Distinction from New York Law
The court distinguished the federal Longshoremen's Act from the New York Workmen's Compensation Law, which was often used as a reference point. While the New York law had allowed for payments to the state treasury in similar situations, the federal act included subrogation provisions that were not present in the New York statute. The court observed that the New York law, following an amendment, provided an employer with a separate cause of action to recover sums paid into the state fund from a third party. In contrast, the Longshoremen's Act only allowed recovery through subrogation, which was extinguished in this case due to the widow's full recovery. This fundamental difference led the court to conclude that the interpretation of the federal statute should not align with New York's approach, as the statutory frameworks and recovery mechanisms were not parallel.

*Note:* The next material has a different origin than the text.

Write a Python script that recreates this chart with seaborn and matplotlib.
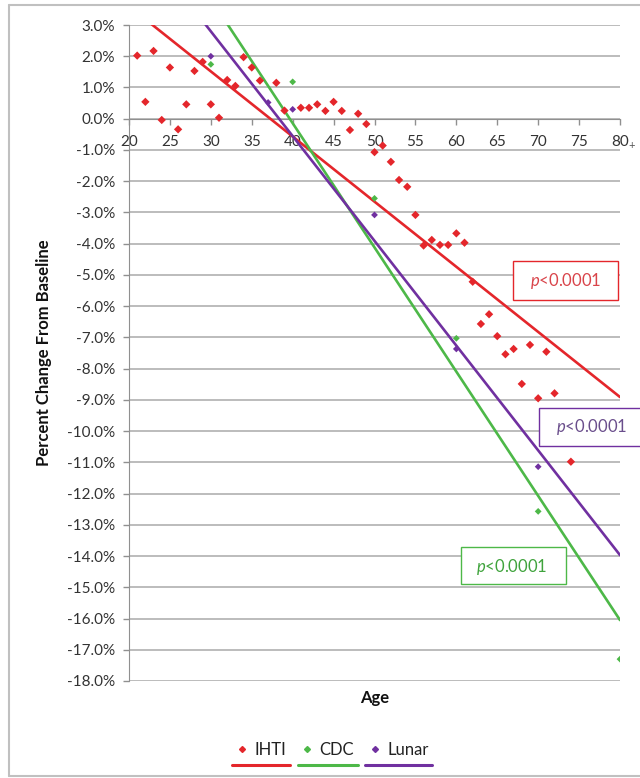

Inconsistencies and Unintended Consequences
The court highlighted inconsistencies and unintended consequences that would arise from the lower court's interpretation of section 44(c)(1). Under the district court's reasoning, an employer would have to pay $1,000 into the special fund even when a dependent had been fully satisfied through third-party recovery. This interpretation would result in grotesque outcomes, such as requiring payment into the fund when the dependent had recovered more than the compensation amount, while only requiring the employer to pay the difference if the recovery was less. Such a disparity conflicted with the logical application of the statute and the equitable treatment of employers. The court emphasized that the correct interpretation should prevent these inconsistent results and align with the statute's intended function of allowing employers to recoup their liabilities.
Conclusion and Remand
Based on its analysis, the U.S. Court of Appeals for the Second Circuit concluded that the district court's interpretation of section 44(c)(1) was incorrect. The appellate court reversed the decree and remanded the case with directions to grant the injunctive relief sought by the insurer. This decision underscored the necessity of adhering to the statutory language and purpose, ensuring that employers are not unfairly burdened when a dependent has already been compensated by a third party. The court's reasoning reaffirmed the importance of interpreting the statute in a manner consistent with its protective intent and avoiding interpretations that would lead to unreasonable or inequitable outcomes.